Mr Paxman explained last night how the parcel containing the Enigma had in fact been in the Newsnight office for the past several days. He said he opened it yesterday afternoon only after a colleague pointed out that the package was addressed to him.

Mr Paxman said: "As soon as I opened it I realised what it was. I haven't a clue why they sent it to me."

He added: "As far as I know I haven't got a reputation as a receiver of stolen goods. There are lots of people they could have sent it to - like Robert Harris [the author of the book Enigma, who is a friend of Mr Paxman's].

"I'm delighted to be able to return it to its rightful owner. They are very, very poignant machines. I think what they did at Bletchley Park during the war was quite outstanding. It looks like it is authentic. It's got the G312 code on the back."

The typewriter-sized machine, which was posted in a wooden box with a leather handle and wrapped in three layers of packing and bubble-wrap, has yet to be authenticated by the museum.

The package, which cost £17.40 to post, contains the name and address of the sender, although police believe this will probably be fictitious.

Mark Ogle, a BBC spokesman, said: "We've been talking to Bletchley Park and it seems to be authentic. It has the G312 serial mark that the stolen one has.

"When Jeremy opened it his reaction was one of total surprise. He had no idea why he had been sent it.

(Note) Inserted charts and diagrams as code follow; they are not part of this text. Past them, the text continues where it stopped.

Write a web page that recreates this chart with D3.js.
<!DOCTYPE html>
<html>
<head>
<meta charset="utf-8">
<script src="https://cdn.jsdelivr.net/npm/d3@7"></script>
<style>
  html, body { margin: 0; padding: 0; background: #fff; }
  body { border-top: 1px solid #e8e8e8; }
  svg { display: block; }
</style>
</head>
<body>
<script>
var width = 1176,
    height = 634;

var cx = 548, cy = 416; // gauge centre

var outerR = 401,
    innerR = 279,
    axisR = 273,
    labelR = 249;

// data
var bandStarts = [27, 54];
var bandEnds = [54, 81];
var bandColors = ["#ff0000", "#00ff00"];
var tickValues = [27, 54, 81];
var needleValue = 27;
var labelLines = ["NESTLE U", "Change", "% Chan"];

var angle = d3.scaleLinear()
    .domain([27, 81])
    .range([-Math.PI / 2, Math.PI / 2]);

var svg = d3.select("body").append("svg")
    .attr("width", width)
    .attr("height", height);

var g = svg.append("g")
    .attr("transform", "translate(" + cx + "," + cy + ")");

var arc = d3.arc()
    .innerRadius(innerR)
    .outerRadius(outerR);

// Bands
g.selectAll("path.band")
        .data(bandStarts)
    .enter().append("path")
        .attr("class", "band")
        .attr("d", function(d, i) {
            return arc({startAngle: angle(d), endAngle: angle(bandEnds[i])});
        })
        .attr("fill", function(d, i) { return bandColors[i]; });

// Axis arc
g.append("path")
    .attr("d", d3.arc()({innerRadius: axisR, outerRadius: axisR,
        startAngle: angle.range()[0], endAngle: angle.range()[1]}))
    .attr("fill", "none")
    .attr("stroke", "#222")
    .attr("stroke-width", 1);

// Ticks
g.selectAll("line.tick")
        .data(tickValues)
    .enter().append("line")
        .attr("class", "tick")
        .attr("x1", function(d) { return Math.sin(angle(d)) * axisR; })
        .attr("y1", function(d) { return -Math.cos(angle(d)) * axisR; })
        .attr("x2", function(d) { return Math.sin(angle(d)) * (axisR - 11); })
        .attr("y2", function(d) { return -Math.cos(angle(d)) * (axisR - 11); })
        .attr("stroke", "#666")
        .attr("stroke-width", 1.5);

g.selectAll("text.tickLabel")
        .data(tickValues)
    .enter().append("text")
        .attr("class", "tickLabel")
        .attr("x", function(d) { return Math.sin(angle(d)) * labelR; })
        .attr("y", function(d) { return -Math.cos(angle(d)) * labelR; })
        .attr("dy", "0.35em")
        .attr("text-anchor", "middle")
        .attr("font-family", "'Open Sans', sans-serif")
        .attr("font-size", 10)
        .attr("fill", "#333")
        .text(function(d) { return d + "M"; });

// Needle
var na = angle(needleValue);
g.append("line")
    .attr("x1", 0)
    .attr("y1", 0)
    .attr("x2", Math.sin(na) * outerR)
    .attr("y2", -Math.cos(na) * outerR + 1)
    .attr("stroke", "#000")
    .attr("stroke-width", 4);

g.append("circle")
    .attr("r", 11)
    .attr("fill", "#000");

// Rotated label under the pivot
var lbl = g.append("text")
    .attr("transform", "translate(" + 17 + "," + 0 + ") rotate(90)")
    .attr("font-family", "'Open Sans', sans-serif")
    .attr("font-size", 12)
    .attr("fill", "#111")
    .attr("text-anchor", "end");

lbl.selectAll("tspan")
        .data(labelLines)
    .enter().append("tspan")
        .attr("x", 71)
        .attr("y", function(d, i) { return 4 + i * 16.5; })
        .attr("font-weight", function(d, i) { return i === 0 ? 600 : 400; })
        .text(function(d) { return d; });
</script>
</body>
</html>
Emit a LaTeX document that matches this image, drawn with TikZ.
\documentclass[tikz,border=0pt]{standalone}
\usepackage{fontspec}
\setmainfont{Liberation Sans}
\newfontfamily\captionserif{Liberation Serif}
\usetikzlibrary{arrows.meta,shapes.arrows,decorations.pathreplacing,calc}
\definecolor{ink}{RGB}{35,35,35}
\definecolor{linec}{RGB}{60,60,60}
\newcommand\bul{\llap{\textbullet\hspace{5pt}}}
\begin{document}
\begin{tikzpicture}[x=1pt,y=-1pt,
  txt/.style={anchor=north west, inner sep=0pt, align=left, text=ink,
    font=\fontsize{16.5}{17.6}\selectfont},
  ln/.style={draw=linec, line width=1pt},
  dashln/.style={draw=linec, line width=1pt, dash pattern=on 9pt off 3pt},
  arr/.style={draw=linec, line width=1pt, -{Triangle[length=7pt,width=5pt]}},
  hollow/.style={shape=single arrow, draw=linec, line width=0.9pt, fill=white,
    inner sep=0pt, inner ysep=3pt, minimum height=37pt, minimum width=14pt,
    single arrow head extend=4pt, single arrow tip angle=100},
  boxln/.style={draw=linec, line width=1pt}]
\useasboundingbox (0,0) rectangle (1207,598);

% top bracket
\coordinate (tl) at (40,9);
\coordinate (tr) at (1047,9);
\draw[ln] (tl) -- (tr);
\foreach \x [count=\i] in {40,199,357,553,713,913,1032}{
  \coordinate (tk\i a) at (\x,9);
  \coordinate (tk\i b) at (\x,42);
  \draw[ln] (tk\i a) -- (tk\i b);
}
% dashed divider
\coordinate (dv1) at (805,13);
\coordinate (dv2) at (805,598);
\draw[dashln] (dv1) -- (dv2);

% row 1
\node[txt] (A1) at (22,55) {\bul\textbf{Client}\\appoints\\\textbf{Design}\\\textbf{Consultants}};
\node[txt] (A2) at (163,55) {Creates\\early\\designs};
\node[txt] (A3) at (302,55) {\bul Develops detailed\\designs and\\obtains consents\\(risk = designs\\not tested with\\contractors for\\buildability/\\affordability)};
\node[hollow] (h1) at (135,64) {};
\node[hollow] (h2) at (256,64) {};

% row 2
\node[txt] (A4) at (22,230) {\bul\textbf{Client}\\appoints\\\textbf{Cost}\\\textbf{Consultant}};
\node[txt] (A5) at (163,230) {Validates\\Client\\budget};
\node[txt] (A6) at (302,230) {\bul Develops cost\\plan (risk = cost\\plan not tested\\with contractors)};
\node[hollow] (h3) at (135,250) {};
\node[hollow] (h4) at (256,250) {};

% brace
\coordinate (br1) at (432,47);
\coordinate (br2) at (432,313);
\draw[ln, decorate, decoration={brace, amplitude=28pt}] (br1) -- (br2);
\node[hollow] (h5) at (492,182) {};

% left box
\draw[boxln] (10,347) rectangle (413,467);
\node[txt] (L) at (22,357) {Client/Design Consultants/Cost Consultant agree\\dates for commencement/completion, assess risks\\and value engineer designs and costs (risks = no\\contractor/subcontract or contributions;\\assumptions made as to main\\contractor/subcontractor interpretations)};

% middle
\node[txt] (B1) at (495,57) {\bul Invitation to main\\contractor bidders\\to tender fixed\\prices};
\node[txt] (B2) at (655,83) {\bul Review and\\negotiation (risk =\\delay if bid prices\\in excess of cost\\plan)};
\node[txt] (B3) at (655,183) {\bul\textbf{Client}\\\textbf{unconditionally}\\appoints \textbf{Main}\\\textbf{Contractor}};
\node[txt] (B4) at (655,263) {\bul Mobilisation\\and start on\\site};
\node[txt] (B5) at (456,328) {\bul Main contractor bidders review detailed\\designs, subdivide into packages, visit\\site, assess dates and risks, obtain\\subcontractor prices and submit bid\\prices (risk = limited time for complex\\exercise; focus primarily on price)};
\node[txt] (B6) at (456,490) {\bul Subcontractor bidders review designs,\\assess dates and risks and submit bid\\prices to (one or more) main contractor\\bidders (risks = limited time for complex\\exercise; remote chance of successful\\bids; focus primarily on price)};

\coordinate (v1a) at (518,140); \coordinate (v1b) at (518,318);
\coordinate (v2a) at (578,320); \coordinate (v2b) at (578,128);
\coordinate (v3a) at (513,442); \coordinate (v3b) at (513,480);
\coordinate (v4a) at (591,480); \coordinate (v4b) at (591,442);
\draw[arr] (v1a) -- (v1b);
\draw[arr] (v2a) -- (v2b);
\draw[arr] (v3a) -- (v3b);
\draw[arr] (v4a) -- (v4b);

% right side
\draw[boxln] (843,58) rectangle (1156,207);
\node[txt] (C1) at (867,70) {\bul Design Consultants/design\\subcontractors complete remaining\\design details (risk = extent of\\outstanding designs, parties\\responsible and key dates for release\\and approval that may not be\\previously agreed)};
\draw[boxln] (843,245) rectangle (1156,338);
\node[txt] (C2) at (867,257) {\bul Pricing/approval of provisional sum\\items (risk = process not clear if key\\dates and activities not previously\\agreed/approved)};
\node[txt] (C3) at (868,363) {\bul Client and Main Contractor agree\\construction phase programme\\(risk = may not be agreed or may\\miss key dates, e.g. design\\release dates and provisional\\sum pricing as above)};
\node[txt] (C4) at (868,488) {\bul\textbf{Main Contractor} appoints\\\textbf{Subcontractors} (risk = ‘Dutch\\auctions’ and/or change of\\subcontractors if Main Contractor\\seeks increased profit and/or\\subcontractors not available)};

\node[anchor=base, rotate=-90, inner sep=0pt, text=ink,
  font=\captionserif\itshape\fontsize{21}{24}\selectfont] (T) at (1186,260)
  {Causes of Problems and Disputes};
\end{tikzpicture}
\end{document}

The first thing he noticed was the strong smell of oil and wood from the box, but as soon as he opened the box he realised it was an Enigma machine."

Christine Large, the director of Bletchley Park, the Second World War code-breaking centre, is due to to travel to the BBC Television Centre to authenticate the machine.

After the theft, a man claiming to be an intermediary for a new owner wrote to Bletchley Park saying he had bought the machine in good faith and wanted compensation of £25,000.

The author of the letters, which were posted from the West Midlands, was widely believed to be the thief of the machine, which is thought to be one of only three in existence.

Bletchley Park Museum said it had raised the £25,000 and was prepared to pay the "ransom", but no money is believed to have been exchanged.